[What is asked]
Every line from the start of the entries up to and including the one bearing "14.2, 13.6, 13.2]" must be printed verbatim, without the pictures.

* start Extracted records *

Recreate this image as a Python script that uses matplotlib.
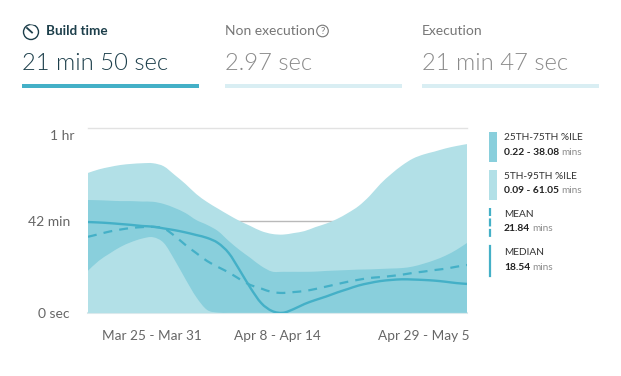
"""Build time summary: header stats and a percentile band chart."""

import matplotlib

matplotlib.use("Agg")
import matplotlib.pyplot as plt
import numpy as np
from matplotlib import font_manager
from matplotlib.patches import Circle, PathPatch, Rectangle
from matplotlib.path import Path

plt.rcParams["font.family"] = ["Lato", "DejaVu Sans"]

# one reading per day, starting Mar 25, values in minutes on the chart's scale
days = list(range(36))
p95 = [63.6, 65.2, 66.3, 67.2, 67.7, 68.0, 68.0, 66.6, 62.7, 58.6, 54.0, 50.4,
       47.4, 44.5, 41.8, 39.5, 37.2, 35.9, 35.6, 36.3, 37.2, 39.0, 40.6, 42.7,
       45.4, 48.6, 53.1, 58.6, 63.1, 67.0, 70.1, 72.0, 73.3, 74.7, 75.8, 76.7]
p75 = [51.3, 51.2, 51.0, 50.8, 50.8, 50.6, 50.5, 49.5, 47.7, 45.4, 42.2, 40.0,
       37.2, 32.7, 28.6, 25.0, 21.3, 18.8, 18.7, 18.7, 18.7, 18.8, 19.1, 19.3,
       19.5, 19.7, 19.8, 20.0, 20.2, 20.4, 21.1, 22.4, 24.0, 26.0, 28.6, 31.8]
p25 = [19.2, 23.7, 27.0, 30.0, 32.2, 33.8, 34.4, 31.8, 24.1, 15.4, 7.2, 1.4,
       0.2, 0.1, 0.1, 0.1, 0.1, 0.1, 0.1, 0.1, 0.1, 0.1, 0.1, 0.1,
       0.1, 0.1, 0.1, 0.1, 0.1, 0.1, 0.1, 0.1, 0.1, 0.1, 0.1, 0.1]
p5 = [0.0] * 36
mean = [34.6, 35.8, 37.0, 37.9, 38.6, 39.0, 39.1, 38.4, 35.0, 30.9, 27.2, 23.6,
        20.9, 18.4, 15.4, 12.7, 11.1, 9.5, 9.1, 9.5, 10.0, 10.9, 12.0, 13.1,
        14.2, 15.1, 15.9, 16.3, 16.8, 17.4, 18.2, 18.8, 19.5, 20.1, 21.0, 21.8]
median = [41.3, 41.1, 40.8, 40.4, 40.0, 39.5, 39.2, 38.4, 37.6, 36.6, 35.4, 34.1,
          31.8, 27.2, 19.5, 11.4, 4.5, 0.9, 0.1, 1.8, 4.1, 5.9, 7.5, 9.3,
          10.9, 12.5, 13.6, 14.5, 15.0, 15.3, 15.2, 15.0, 14.7, 14.2, 13.6, 13.2]

y_ticks = [0, 42, 84]
y_labels = ["0 sec", "42 min", "1 hr"]
x_ticks = [5.87, 17.5, 31.05]
x_labels = ["Mar 25 - Mar 31", "Apr 8 - Apr 14", "Apr 29 - May 5"]

header_titles = ["Build time", "Non execution", "Execution"]
header_values = ["21 min 50 sec", "2.97 sec", "21 min 47 sec"]
legend_titles = ["25TH-75TH %ILE", "5TH-95TH %ILE", "MEAN", "MEDIAN"]
legend_values = ["0.22 - 38.08", "0.09 - 61.05", "21.84", "18.54"]

TEAL = "#44b0c7"
PALE = "#d9eef3"
LIGHT = "#b2e0e7"
DARK = "#89cfdc"
INK = "#1d3f4b"
GREY = "#767676"


def light_font():
    """Return Lato Light by file name, since weight matching lands on Hairline."""
    for entry in font_manager.fontManager.ttflist:
        stem = entry.fname.rsplit("/", 1)[-1]
        if stem == "Lato-Light.ttf":
            return font_manager.FontProperties(fname=entry.fname)
    return font_manager.FontProperties(family="Lato", weight="normal")


def smooth_path(xs, ys):
    """Return vertices and codes of a Catmull-Rom curve through the readings."""
    pts = np.column_stack([xs, ys])
    prev_pts = np.vstack([pts[0], pts[:-1]])
    next_pts = np.vstack([pts[1:], pts[-1]])
    tangents = (next_pts - prev_pts) / 6
    verts = [pts[0]]
    for i in range(len(pts) - 1):
        verts += [pts[i] + tangents[i], pts[i + 1] - tangents[i + 1], pts[i + 1]]
    codes = [Path.MOVETO] + [Path.CURVE4] * (len(verts) - 1)
    return np.array(verts), codes


def smooth_band(axes, xs, low, high, color, zorder):
    top_v, top_c = smooth_path(xs, high)
    low_v, low_c = smooth_path(xs[::-1], low[::-1])
    low_c[0] = Path.LINETO
    path = Path(np.vstack([top_v, low_v, top_v[:1]]),
                top_c + low_c + [Path.CLOSEPOLY])
    axes.add_patch(PathPatch(path, fc=color, lw=0, zorder=zorder))


def smooth_line(axes, xs, ys, zorder, **style):
    verts, codes = smooth_path(xs, ys)
    axes.add_patch(PathPatch(Path(verts, codes), fill=False, ec=TEAL,
                             capstyle="butt", zorder=zorder, **style))


W, H = 621, 376
fig = plt.figure(figsize=(W / 100, H / 100), dpi=100)

# overlay in pixel coordinates for the header and the legend
page = fig.add_axes([0, 0, 1, 1], zorder=3)
page.set_xlim(0, W)
page.set_ylim(H, 0)
page.axis("off")

# chart
ax = fig.add_axes([88 / W, 1 - 313 / H, 379 / W, 185 / H])
ax.set_xlim(0, 35)
ax.set_ylim(0, 84)
for spine in ax.spines.values():
    spine.set_visible(False)
ax.patch.set_alpha(0)
ax.axhline(84, color="#e2e2e2", lw=1, zorder=1, clip_on=False)
ax.axhline(42, color="#b9b9b9", lw=1, zorder=1)
ax.axhline(0, color="#dbe9ec", lw=1.5, zorder=1, clip_on=False)
smooth_band(ax, days, p5, p95, LIGHT, 2)
smooth_band(ax, days, p25, p75, DARK, 3)
smooth_line(ax, days, mean, 4, lw=1.6, linestyle=(0, (4, 3.2)))
smooth_line(ax, days, median, 5, lw=1.7)

ax.set_xticks(x_ticks, x_labels)
ax.set_yticks(y_ticks[:2], y_labels[:2])
ax.tick_params(axis="both", length=0, labelsize=10, labelcolor="#666666")
ax.tick_params(axis="x", labelsize=9.8, pad=12)
ax.tick_params(axis="y", pad=13)
page.text(74, 136, y_labels[2], ha="right", va="center", fontsize=10, color="#666666")

# header
value_font = light_font()
value_font.set_size(17.1)
for x0, title, value, active in zip((22, 225, 422), header_titles, header_values, (True, False, False)):
    page.add_patch(Rectangle((x0, 84), 177, 4, color=TEAL if active else PALE, lw=0))
    page.text(x0 + 24 if active else x0, 31, title, va="center",
              fontsize=9.7 if active else 10, fontweight="bold" if active else "normal",
              color=INK if active else GREY)
    page.text(x0, 64, value, va="center", fontproperties=value_font,
              color=INK if active else "#8a8a8a")

# stopwatch icon
page.add_patch(Circle((31, 32), 7.5, fill=False, ec=INK, lw=1))
page.plot([27, 32], [28, 32.5], color=INK, lw=1.3)
page.plot([31, 35], [23, 23.5], color="white", lw=2)
# help icon
page.add_patch(Circle((322.5, 31), 5.8, fill=False, ec=GREY, lw=0.8))
page.text(322.5, 31, "?", ha="center", va="center", fontsize=7, color=GREY)

# legend
page.add_patch(Rectangle((489, 132), 8, 30, color=DARK, lw=0))
page.add_patch(Rectangle((489, 170), 8, 30, color=LIGHT, lw=0))
page.plot([490, 490], [208, 238], color=TEAL, lw=1.6, dashes=(3.6, 1.1))
page.plot([490, 490], [246, 276], color=TEAL, lw=1.6)

fig.canvas.draw()
renderer = fig.canvas.get_renderer()
for row, (title, value) in enumerate(zip(legend_titles, legend_values)):
    y = 138 + row * 38.1
    page.text(504, y, title, va="center", fontsize=7.3, color="#333333")
    bold = page.text(504, y + 14.7, value, va="center", fontsize=7.4,
                     fontweight="bold", color="#222222")
    end = bold.get_window_extent(renderer).x1
    page.text(end + 2, y + 14.7, "mins", va="center", fontsize=7.2, color="#8c8c8c")

fig.savefig("out.png", dpi=100)
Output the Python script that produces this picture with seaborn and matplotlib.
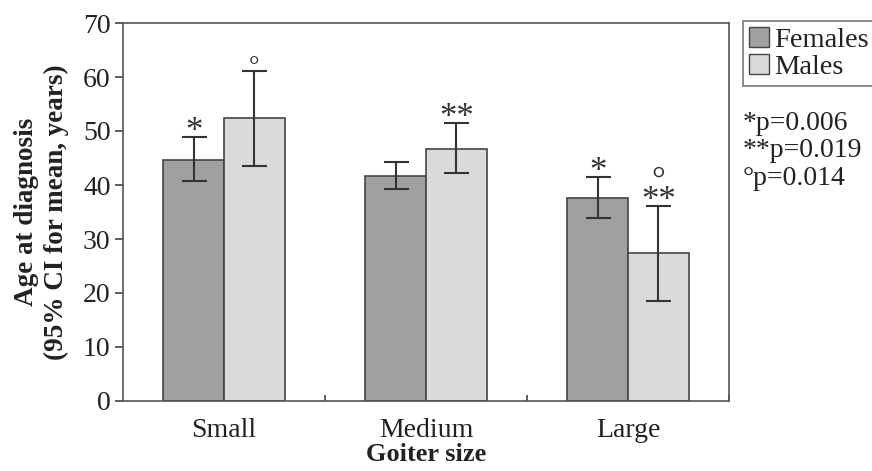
import matplotlib
matplotlib.use("Agg")
import matplotlib.pyplot as plt
import seaborn as sns
import pandas as pd
import numpy as np
from matplotlib.patches import Patch

categories = ["Small", "Medium", "Large"]
sexes = ["Females", "Males"]
females_mean = [44.6, 41.7, 37.6]
females_low = [40.7, 39.2, 33.8]
females_high = [48.8, 44.2, 41.4]
males_mean = [52.4, 46.7, 27.4]
males_low = [43.6, 42.2, 18.6]
males_high = [61.2, 51.4, 36.1]
females_marks = ["*", "", "*"]
males_marks = ["\u00b0", "**", "**"]
males_extra = ["", "", "\u00b0"]
pvalue_lines = ["*p=0.006", "**p=0.019", "\u00b0p=0.014"]

df = pd.DataFrame({
    "size": categories * 2,
    "sex": [sexes[0]] * 3 + [sexes[1]] * 3,
    "age": females_mean + males_mean,
})

sns.set_theme(style="white")
plt.rcParams["font.family"] = ["Liberation Serif", "DejaVu Serif"]

fig = plt.figure(figsize=(8.72, 4.71), dpi=100)
ax = fig.add_axes([123 / 872, 1 - 401 / 471, (729 - 123) / 872, (401 - 23) / 471])

colors = {"Females": "#a0a0a0", "Males": "#dadada"}
sns.barplot(data=df, x="size", y="age", hue="sex", order=categories,
            hue_order=sexes, palette=colors, width=0.6, edgecolor="#444444",
            linewidth=1.2, errorbar=None, ax=ax, legend=False)

# error bars and annotations
patches = sorted(ax.patches, key=lambda p: p.get_x())
centers = [p.get_x() + p.get_width() / 2 for p in patches]
means, lows, highs, marks, extras = [], [], [], [], []
for i in range(3):
    means += [females_mean[i], males_mean[i]]
    lows += [females_low[i], males_low[i]]
    highs += [females_high[i], males_high[i]]
    marks += [females_marks[i], males_marks[i]]
    extras += ["", males_extra[i]]
means = np.array(means); lows = np.array(lows); highs = np.array(highs)
ax.errorbar(centers, means, yerr=[means - lows, highs - means], fmt="none",
            ecolor="#333333", elinewidth=1.5, capsize=9, capthick=1.5)
for x, h, m, e in zip(centers, highs, marks, extras):
    if m == "\u00b0":
        ax.annotate(m, (x, h), xytext=(0, -2), textcoords="offset points",
                    ha="center", va="baseline", fontsize=19, color="#333333")
    elif m:
        label = (e + "\n" + m) if e else m
        ax.annotate(label, (x, h), xytext=(0, -2.5), textcoords="offset points",
                    ha="center", va="baseline", multialignment="center",
                    linespacing=0.45, fontsize=25, color="#333333")

ax.set_xlim(-0.5, 2.5)
ax.set_ylim(0, 70)
ax.set_yticks(range(0, 71, 10))
ax.set_xticks(range(3))
ax.set_xticklabels(categories)
ax.set_xticks([0.5, 1.5, 2.5], minor=True)
ax.tick_params(axis="x", which="major", length=0, labelsize=20, pad=12, colors="#222222")
ax.tick_params(axis="x", which="minor", length=4, width=1.2, color="#444444", direction="in", bottom=True)
ax.tick_params(axis="y", length=6, width=1.2, color="#444444", direction="out", left=True,
               labelsize=20, colors="#222222", pad=3)
for s in ax.spines.values():
    s.set_color("#555555")
    s.set_linewidth(1.2)

ax.set_ylabel("Age at diagnosis\n(95% CI for mean, years)", fontsize=19.5,
              fontweight="bold", color="#222222", labelpad=10, linespacing=1.25)
ax.set_xlabel("Goiter size", fontsize=19, fontweight="bold", color="#222222", labelpad=0)

handles = [Patch(facecolor=colors[s], edgecolor="#444444", linewidth=1.0, label=s) for s in sexes]
leg = fig.legend(handles=handles, loc="upper left", bbox_to_anchor=(743 / 872, 1 - 21 / 471),
                 frameon=True, fancybox=False, fontsize=20.5, handlelength=0.7,
                 handleheight=0.7, handletextpad=0.2, borderpad=0.2, labelspacing=0.05,
                 borderaxespad=0)
leg.get_frame().set_edgecolor("#555555")
leg.get_frame().set_linewidth(1.2)
for t in leg.get_texts():
    t.set_color("#222222")

fig.text(743 / 872, 1 - 111 / 471, "\n".join(pvalue_lines), ha="left", va="top",
         fontsize=20, color="#222222", linespacing=1.12)

fig.savefig("out.png", dpi=100)
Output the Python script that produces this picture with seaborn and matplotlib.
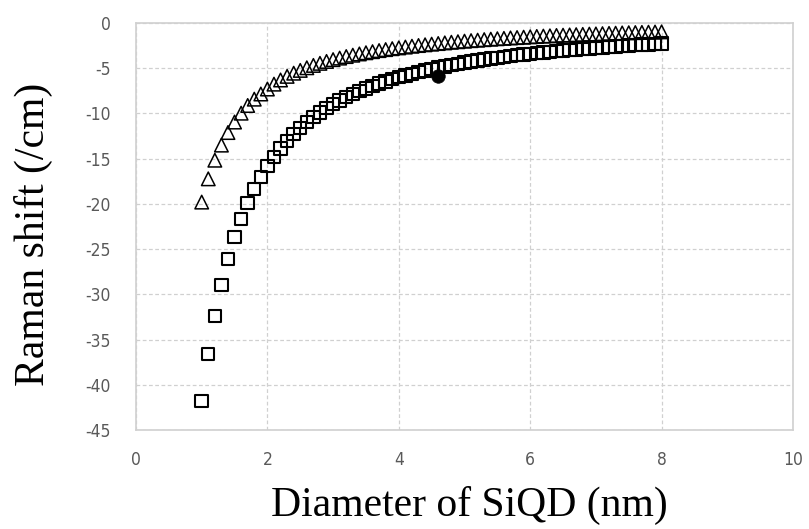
import matplotlib
matplotlib.use("Agg")
import matplotlib.pyplot as plt
import seaborn as sns
import pandas as pd

# ---- data ----
diameter = [1.0, 1.1, 1.2, 1.3, 1.4, 1.5, 1.6, 1.7, 1.8, 1.9,
            2.0, 2.1, 2.2, 2.3, 2.4, 2.5, 2.6, 2.7, 2.8, 2.9,
            3.0, 3.1, 3.2, 3.3, 3.4, 3.5, 3.6, 3.7, 3.8, 3.9,
            4.0, 4.1, 4.2, 4.3, 4.4, 4.5, 4.6, 4.7, 4.8, 4.9,
            5.0, 5.1, 5.2, 5.3, 5.4, 5.5, 5.6, 5.7, 5.8, 5.9,
            6.0, 6.1, 6.2, 6.3, 6.4, 6.5, 6.6, 6.7, 6.8, 6.9,
            7.0, 7.1, 7.2, 7.3, 7.4, 7.5, 7.6, 7.7, 7.8, 7.9, 8.0]

shift_squares = [-41.80, -36.58, -32.38, -28.95, -26.10, -23.69, -21.65, -19.89, -18.36, -17.02,
                 -15.84, -14.79, -13.86, -13.02, -12.27, -11.59, -10.97, -10.41, -9.89, -9.42,
                 -8.98, -8.58, -8.20, -7.86, -7.54, -7.24, -6.96, -6.69, -6.45, -6.22,
                 -6.00, -5.80, -5.61, -5.42, -5.25, -5.09, -4.94, -4.79, -4.65, -4.52,
                 -4.39, -4.27, -4.16, -4.05, -3.94, -3.84, -3.75, -3.66, -3.57, -3.48,
                 -3.40, -3.32, -3.25, -3.18, -3.11, -3.04, -2.98, -2.91, -2.85, -2.80,
                 -2.74, -2.69, -2.64, -2.58, -2.54, -2.49, -2.44, -2.40, -2.36, -2.31, -2.27]

shift_triangles = [-19.80, -17.23, -15.17, -13.50, -12.11, -10.95, -9.97, -9.12, -8.42, -7.85,
                   -7.30, -6.76, -6.30, -5.90, -5.55, -5.24, -4.95, -4.69, -4.46, -4.25,
                   -4.05, -3.88, -3.71, -3.56, -3.42, -3.29, -3.17, -3.05, -2.94, -2.84,
                   -2.75, -2.66, -2.57, -2.49, -2.41, -2.34, -2.27, -2.20, -2.13, -2.07,
                   -2.01, -1.95, -1.90, -1.84, -1.79, -1.74, -1.70, -1.65, -1.61, -1.57,
                   -1.53, -1.49, -1.45, -1.42, -1.38, -1.35, -1.32, -1.29, -1.26, -1.23,
                   -1.21, -1.18, -1.15, -1.13, -1.10, -1.08, -1.06, -1.04, -1.02, -1.00, -0.98]

exp_diameter = [4.6]
exp_shift = [-5.9]

x_ticks = [0, 2, 4, 6, 8, 10]
y_ticks = [0, -5, -10, -15, -20, -25, -30, -35, -40, -45]

x_label = "Diameter of SiQD (nm)"
y_label = "Raman shift (/cm)"

# ---- plot ----
sns.set_theme(style="white")
plt.rcParams["font.family"] = ["Liberation Sans Narrow", "DejaVu Sans"]
plt.rcParams["font.stretch"] = "condensed"

df_sq = pd.DataFrame({"d": diameter, "shift": shift_squares})
df_tr = pd.DataFrame({"d": diameter, "shift": shift_triangles})
df_ex = pd.DataFrame({"d": exp_diameter, "shift": exp_shift})

fig = plt.figure(figsize=(8.09, 5.29), dpi=100)
ax = fig.add_axes([136 / 809, 1 - 430 / 529, 657 / 809, 407 / 529])

sns.scatterplot(data=df_tr, x="d", y="shift", ax=ax, marker="^", s=95,
                facecolor="none", edgecolor="black", linewidth=1.1, zorder=3)
sns.scatterplot(data=df_sq, x="d", y="shift", ax=ax, marker="s", s=80,
                facecolor="none", edgecolor="black", linewidth=1.5, zorder=3)
sns.scatterplot(data=df_ex, x="d", y="shift", ax=ax, marker="o", s=95,
                color="black", edgecolor="black", linewidth=0.5, zorder=4)

ax.set_xlim(0, 10)
ax.set_ylim(-45, 0)
ax.set_xticks(x_ticks)
ax.set_yticks(y_ticks)
ax.set_xticklabels([str(t) for t in x_ticks])
ax.set_yticklabels([str(t) for t in y_ticks])
ax.tick_params(axis="both", length=0, labelsize=12.5, colors="#595959")
ax.tick_params(axis="y", pad=18)
ax.tick_params(axis="x", pad=15)

ax.grid(True, color="#d0d0d0", linestyle=(0, (3, 2)), linewidth=0.9)
ax.set_axisbelow(True)
for sp in ax.spines.values():
    sp.set_visible(True)
    sp.set_color("#d0d0d0")
    sp.set_linewidth(1.2)

serif = ["Liberation Serif", "DejaVu Serif"]
ax.set_xlabel(x_label, fontsize=30, family=serif, stretch="normal", color="black")
ax.set_ylabel(y_label, fontsize=30, family=serif, stretch="normal", color="black")
ax.xaxis.label.set_va("center")
ax.yaxis.label.set_va("center")
ax.xaxis.set_label_coords(469 / 809, 1 - 505 / 529, transform=fig.transFigure)
ax.yaxis.set_label_coords(33 / 809, 1 - 234 / 529, transform=fig.transFigure)

fig.savefig("out.png", dpi=100, facecolor="white")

* end Extracted records *

[Exercise answer]
Recreate this image as a Python script that uses matplotlib.
"""Build time summary: header stats and a percentile band chart."""

import matplotlib

matplotlib.use("Agg")
import matplotlib.pyplot as plt
import numpy as np
from matplotlib import font_manager
from matplotlib.patches import Circle, PathPatch, Rectangle
from matplotlib.path import Path

plt.rcParams["font.family"] = ["Lato", "DejaVu Sans"]

# one reading per day, starting Mar 25, values in minutes on the chart's scale
days = list(range(36))
p95 = [63.6, 65.2, 66.3, 67.2, 67.7, 68.0, 68.0, 66.6, 62.7, 58.6, 54.0, 50.4,
       47.4, 44.5, 41.8, 39.5, 37.2, 35.9, 35.6, 36.3, 37.2, 39.0, 40.6, 42.7,
       45.4, 48.6, 53.1, 58.6, 63.1, 67.0, 70.1, 72.0, 73.3, 74.7, 75.8, 76.7]
p75 = [51.3, 51.2, 51.0, 50.8, 50.8, 50.6, 50.5, 49.5, 47.7, 45.4, 42.2, 40.0,
       37.2, 32.7, 28.6, 25.0, 21.3, 18.8, 18.7, 18.7, 18.7, 18.8, 19.1, 19.3,
       19.5, 19.7, 19.8, 20.0, 20.2, 20.4, 21.1, 22.4, 24.0, 26.0, 28.6, 31.8]
p25 = [19.2, 23.7, 27.0, 30.0, 32.2, 33.8, 34.4, 31.8, 24.1, 15.4, 7.2, 1.4,
       0.2, 0.1, 0.1, 0.1, 0.1, 0.1, 0.1, 0.1, 0.1, 0.1, 0.1, 0.1,
       0.1, 0.1, 0.1, 0.1, 0.1, 0.1, 0.1, 0.1, 0.1, 0.1, 0.1, 0.1]
p5 = [0.0] * 36
mean = [34.6, 35.8, 37.0, 37.9, 38.6, 39.0, 39.1, 38.4, 35.0, 30.9, 27.2, 23.6,
        20.9, 18.4, 15.4, 12.7, 11.1, 9.5, 9.1, 9.5, 10.0, 10.9, 12.0, 13.1,
        14.2, 15.1, 15.9, 16.3, 16.8, 17.4, 18.2, 18.8, 19.5, 20.1, 21.0, 21.8]
median = [41.3, 41.1, 40.8, 40.4, 40.0, 39.5, 39.2, 38.4, 37.6, 36.6, 35.4, 34.1,
          31.8, 27.2, 19.5, 11.4, 4.5, 0.9, 0.1, 1.8, 4.1, 5.9, 7.5, 9.3,
          10.9, 12.5, 13.6, 14.5, 15.0, 15.3, 15.2, 15.0, 14.7, 14.2, 13.6, 13.2]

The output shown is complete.